Stored records
>>>>

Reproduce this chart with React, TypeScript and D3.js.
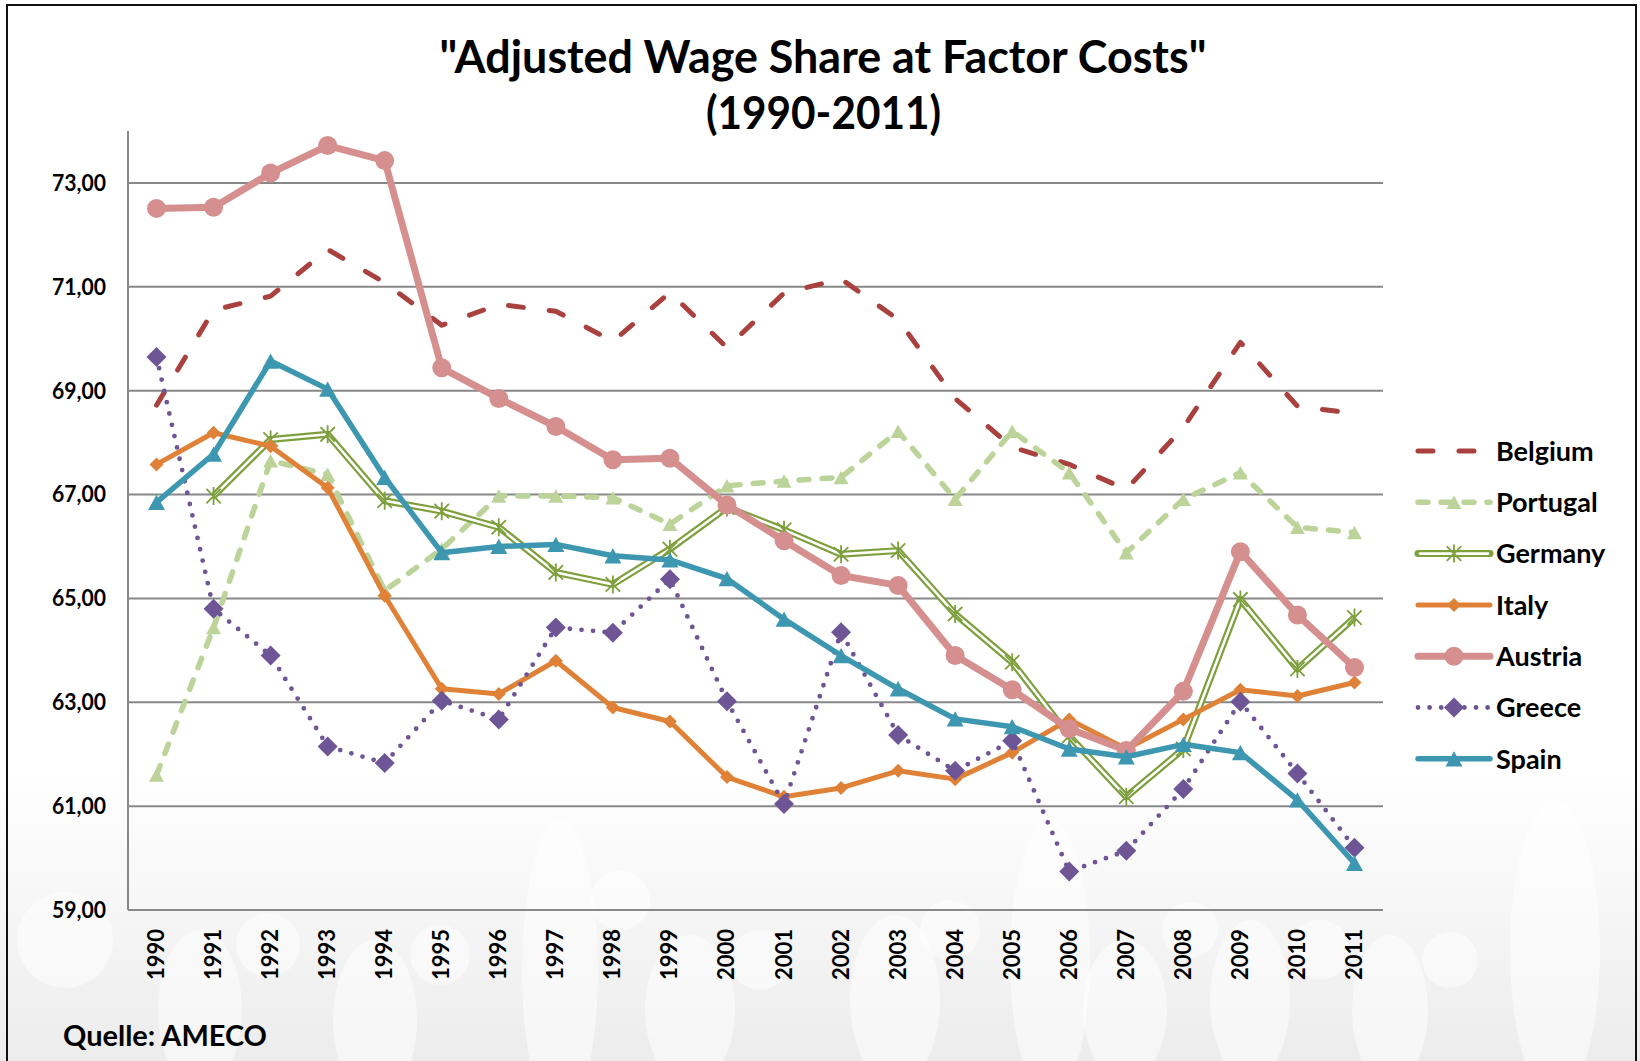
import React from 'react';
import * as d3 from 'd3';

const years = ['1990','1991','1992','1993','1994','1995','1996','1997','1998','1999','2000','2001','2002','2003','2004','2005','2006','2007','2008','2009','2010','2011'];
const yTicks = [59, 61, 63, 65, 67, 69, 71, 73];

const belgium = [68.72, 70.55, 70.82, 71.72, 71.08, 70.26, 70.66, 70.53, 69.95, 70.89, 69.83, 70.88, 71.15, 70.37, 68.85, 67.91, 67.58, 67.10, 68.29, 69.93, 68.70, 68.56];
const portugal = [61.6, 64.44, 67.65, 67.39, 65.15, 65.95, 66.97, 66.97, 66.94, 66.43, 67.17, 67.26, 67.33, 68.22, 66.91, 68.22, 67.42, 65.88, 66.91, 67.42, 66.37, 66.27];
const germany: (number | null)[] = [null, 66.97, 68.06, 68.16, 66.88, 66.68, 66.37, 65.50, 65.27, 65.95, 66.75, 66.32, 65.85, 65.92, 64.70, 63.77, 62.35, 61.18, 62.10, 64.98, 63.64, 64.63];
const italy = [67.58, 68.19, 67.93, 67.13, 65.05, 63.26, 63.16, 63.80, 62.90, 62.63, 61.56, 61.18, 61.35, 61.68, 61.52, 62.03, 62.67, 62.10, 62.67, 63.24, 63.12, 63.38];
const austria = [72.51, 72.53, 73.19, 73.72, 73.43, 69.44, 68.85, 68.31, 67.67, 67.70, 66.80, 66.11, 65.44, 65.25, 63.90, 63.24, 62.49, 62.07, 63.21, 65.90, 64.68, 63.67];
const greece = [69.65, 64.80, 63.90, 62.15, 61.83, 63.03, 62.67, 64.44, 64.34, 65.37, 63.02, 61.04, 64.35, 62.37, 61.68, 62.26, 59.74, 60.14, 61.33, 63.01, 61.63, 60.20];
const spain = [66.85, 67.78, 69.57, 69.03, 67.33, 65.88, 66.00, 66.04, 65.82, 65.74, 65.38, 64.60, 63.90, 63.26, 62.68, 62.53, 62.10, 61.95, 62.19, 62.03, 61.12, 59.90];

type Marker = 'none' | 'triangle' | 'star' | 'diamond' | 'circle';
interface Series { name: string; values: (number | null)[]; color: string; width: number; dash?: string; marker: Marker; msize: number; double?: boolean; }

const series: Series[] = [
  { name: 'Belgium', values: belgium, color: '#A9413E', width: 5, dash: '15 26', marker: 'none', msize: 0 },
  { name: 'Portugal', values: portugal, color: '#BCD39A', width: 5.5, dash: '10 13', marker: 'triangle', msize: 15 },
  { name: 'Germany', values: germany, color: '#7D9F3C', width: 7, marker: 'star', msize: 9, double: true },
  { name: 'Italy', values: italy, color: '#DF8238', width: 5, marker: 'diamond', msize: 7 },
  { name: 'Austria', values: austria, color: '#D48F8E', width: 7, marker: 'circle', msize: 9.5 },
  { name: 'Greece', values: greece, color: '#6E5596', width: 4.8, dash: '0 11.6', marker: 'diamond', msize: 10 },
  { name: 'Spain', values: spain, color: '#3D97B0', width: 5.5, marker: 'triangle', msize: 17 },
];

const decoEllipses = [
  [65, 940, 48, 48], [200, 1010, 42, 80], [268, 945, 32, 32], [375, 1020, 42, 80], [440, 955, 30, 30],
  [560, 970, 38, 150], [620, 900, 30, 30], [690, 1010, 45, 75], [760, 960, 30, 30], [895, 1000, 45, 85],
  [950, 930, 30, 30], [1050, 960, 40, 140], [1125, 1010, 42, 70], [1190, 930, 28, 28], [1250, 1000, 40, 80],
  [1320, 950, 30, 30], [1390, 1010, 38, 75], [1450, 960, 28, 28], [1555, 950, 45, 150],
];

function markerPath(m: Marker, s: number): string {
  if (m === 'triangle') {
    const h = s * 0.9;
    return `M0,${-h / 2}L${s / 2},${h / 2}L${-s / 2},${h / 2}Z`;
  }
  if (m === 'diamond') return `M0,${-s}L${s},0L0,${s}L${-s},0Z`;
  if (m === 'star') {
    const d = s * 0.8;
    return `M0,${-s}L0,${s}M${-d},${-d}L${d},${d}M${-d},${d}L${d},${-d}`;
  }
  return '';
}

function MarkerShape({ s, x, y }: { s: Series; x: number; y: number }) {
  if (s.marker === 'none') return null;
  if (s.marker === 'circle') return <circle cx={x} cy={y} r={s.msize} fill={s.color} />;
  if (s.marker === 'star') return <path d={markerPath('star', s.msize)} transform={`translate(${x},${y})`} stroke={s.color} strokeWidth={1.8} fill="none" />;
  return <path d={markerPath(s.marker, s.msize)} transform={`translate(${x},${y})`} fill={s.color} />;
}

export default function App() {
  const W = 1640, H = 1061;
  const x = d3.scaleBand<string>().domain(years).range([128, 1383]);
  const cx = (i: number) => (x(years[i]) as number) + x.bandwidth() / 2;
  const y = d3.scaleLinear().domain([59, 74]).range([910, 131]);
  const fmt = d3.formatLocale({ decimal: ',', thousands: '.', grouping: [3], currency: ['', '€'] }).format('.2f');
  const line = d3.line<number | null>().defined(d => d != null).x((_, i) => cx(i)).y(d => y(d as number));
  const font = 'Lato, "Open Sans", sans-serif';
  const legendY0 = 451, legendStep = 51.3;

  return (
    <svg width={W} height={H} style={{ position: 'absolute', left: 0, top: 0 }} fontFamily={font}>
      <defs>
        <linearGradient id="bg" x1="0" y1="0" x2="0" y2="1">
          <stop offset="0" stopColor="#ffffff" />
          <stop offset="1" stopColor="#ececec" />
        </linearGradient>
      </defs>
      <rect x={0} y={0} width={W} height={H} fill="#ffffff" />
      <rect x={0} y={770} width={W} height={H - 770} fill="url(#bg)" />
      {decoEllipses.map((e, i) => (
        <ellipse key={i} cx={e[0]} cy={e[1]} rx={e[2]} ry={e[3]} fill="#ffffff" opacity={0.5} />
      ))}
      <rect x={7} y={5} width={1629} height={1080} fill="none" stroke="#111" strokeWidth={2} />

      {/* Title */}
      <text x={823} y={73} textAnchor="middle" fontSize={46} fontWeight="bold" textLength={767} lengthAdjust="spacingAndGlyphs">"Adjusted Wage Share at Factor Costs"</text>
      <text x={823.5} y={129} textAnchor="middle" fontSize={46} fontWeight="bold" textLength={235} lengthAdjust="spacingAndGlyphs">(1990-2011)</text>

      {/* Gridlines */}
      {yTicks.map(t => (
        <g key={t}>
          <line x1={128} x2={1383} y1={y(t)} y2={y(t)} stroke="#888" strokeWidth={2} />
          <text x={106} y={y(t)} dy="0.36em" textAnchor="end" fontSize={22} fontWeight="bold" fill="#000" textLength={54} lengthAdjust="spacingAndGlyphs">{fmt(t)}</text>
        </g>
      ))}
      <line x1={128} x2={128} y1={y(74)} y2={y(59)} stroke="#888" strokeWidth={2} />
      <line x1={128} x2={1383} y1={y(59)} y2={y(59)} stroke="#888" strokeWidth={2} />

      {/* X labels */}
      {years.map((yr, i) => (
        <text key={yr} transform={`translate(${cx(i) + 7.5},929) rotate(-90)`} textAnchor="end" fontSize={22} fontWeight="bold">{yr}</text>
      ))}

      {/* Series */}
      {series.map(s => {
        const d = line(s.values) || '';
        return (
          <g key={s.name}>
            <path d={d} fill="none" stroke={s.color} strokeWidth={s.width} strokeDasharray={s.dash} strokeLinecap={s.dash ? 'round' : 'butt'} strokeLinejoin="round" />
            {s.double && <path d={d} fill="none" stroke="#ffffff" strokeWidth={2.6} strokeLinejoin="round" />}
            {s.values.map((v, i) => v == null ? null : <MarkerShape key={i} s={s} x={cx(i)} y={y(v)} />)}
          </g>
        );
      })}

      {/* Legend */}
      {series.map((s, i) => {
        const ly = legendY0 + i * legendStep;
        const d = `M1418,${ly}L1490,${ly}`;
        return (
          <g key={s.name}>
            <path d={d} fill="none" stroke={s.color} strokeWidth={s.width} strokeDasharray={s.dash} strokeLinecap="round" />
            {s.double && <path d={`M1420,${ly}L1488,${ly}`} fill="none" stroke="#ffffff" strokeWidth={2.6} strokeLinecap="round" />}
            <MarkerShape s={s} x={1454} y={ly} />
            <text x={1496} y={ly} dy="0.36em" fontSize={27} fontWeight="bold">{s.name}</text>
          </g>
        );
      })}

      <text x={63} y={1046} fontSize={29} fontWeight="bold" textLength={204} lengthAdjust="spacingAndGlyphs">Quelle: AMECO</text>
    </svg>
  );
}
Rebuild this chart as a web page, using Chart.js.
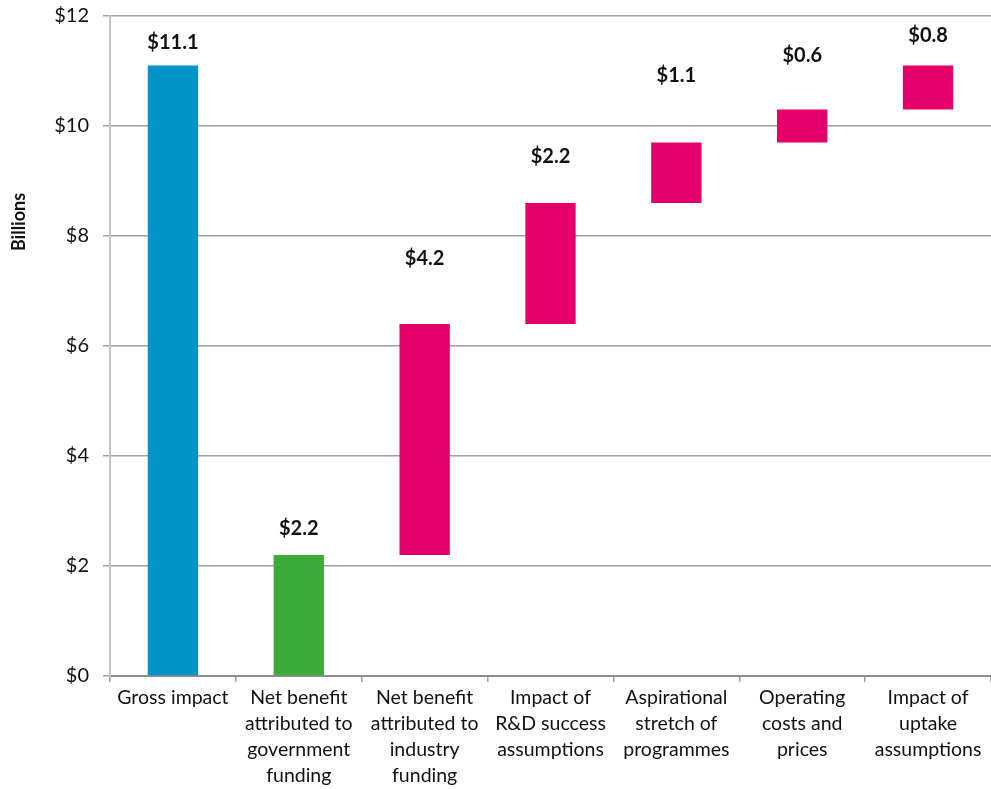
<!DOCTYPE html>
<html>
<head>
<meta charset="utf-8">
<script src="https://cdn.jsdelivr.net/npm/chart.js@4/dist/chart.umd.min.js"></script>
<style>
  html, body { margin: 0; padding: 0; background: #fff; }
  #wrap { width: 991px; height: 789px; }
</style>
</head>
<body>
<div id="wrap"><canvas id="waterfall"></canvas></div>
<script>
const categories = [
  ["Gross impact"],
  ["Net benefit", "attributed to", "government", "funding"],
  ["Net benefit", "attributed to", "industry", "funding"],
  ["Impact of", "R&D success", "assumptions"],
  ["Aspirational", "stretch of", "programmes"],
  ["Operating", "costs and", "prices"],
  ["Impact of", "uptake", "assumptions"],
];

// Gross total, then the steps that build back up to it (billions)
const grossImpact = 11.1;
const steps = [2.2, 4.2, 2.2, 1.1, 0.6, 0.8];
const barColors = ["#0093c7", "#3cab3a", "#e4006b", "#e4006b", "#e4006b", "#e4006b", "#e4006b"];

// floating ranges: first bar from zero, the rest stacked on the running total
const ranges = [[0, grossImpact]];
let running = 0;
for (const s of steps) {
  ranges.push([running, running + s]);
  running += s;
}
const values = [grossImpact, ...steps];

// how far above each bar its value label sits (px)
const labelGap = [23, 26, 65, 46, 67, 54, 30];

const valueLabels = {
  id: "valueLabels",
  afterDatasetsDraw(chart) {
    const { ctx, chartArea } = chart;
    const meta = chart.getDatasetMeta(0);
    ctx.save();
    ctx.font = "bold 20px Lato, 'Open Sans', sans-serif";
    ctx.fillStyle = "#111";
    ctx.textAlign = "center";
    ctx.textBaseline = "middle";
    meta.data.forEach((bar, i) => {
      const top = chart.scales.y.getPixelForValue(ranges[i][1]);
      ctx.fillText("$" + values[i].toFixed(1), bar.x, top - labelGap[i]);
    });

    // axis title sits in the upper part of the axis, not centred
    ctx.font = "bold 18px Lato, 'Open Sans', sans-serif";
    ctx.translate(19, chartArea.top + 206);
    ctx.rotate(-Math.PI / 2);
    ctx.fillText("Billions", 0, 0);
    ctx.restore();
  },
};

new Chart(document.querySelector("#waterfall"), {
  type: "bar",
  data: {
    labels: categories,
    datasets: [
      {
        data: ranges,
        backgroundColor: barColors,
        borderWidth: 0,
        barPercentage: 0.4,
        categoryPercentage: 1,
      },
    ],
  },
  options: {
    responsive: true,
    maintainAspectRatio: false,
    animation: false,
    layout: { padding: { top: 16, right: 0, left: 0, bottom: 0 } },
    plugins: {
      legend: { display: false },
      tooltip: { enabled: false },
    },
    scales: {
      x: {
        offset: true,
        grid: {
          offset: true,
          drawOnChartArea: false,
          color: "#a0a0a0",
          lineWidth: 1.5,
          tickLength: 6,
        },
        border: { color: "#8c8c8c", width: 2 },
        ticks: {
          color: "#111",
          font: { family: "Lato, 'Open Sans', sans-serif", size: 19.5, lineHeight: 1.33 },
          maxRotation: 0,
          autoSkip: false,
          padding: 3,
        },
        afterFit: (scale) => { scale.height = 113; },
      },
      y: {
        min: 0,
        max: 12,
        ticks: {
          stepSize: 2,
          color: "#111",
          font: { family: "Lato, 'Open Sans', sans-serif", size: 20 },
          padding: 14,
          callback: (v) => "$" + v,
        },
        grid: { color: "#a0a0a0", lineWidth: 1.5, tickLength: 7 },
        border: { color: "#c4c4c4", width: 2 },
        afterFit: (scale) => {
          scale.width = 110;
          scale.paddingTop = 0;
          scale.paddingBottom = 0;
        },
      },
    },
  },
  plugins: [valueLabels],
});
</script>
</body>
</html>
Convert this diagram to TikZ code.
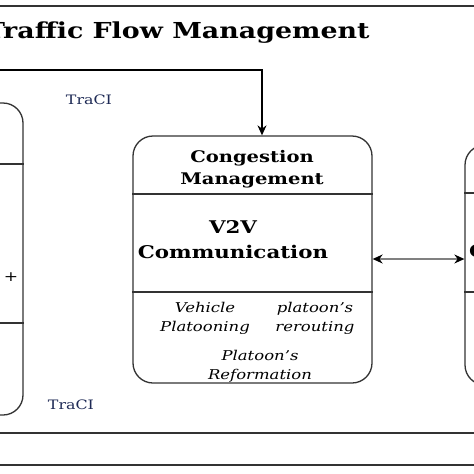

<<<<

● **Objective**: Both the line containing "Rebuild this chart" and the line containing "const labelGap = [23, 26, 65, 46, 67, 54, 30];" belong in the copy, along with every line between them. Reproduce that stretch exactly, without the pictures.

● **Full output**:
Rebuild this chart as a web page, using Chart.js.
<!DOCTYPE html>
<html>
<head>
<meta charset="utf-8">
<script src="https://cdn.jsdelivr.net/npm/chart.js@4/dist/chart.umd.min.js"></script>
<style>
  html, body { margin: 0; padding: 0; background: #fff; }
  #wrap { width: 991px; height: 789px; }
</style>
</head>
<body>
<div id="wrap"><canvas id="waterfall"></canvas></div>
<script>
const categories = [
  ["Gross impact"],
  ["Net benefit", "attributed to", "government", "funding"],
  ["Net benefit", "attributed to", "industry", "funding"],
  ["Impact of", "R&D success", "assumptions"],
  ["Aspirational", "stretch of", "programmes"],
  ["Operating", "costs and", "prices"],
  ["Impact of", "uptake", "assumptions"],
];

// Gross total, then the steps that build back up to it (billions)
const grossImpact = 11.1;
const steps = [2.2, 4.2, 2.2, 1.1, 0.6, 0.8];
const barColors = ["#0093c7", "#3cab3a", "#e4006b", "#e4006b", "#e4006b", "#e4006b", "#e4006b"];

// floating ranges: first bar from zero, the rest stacked on the running total
const ranges = [[0, grossImpact]];
let running = 0;
for (const s of steps) {
  ranges.push([running, running + s]);
  running += s;
}
const values = [grossImpact, ...steps];

// how far above each bar its value label sits (px)
const labelGap = [23, 26, 65, 46, 67, 54, 30];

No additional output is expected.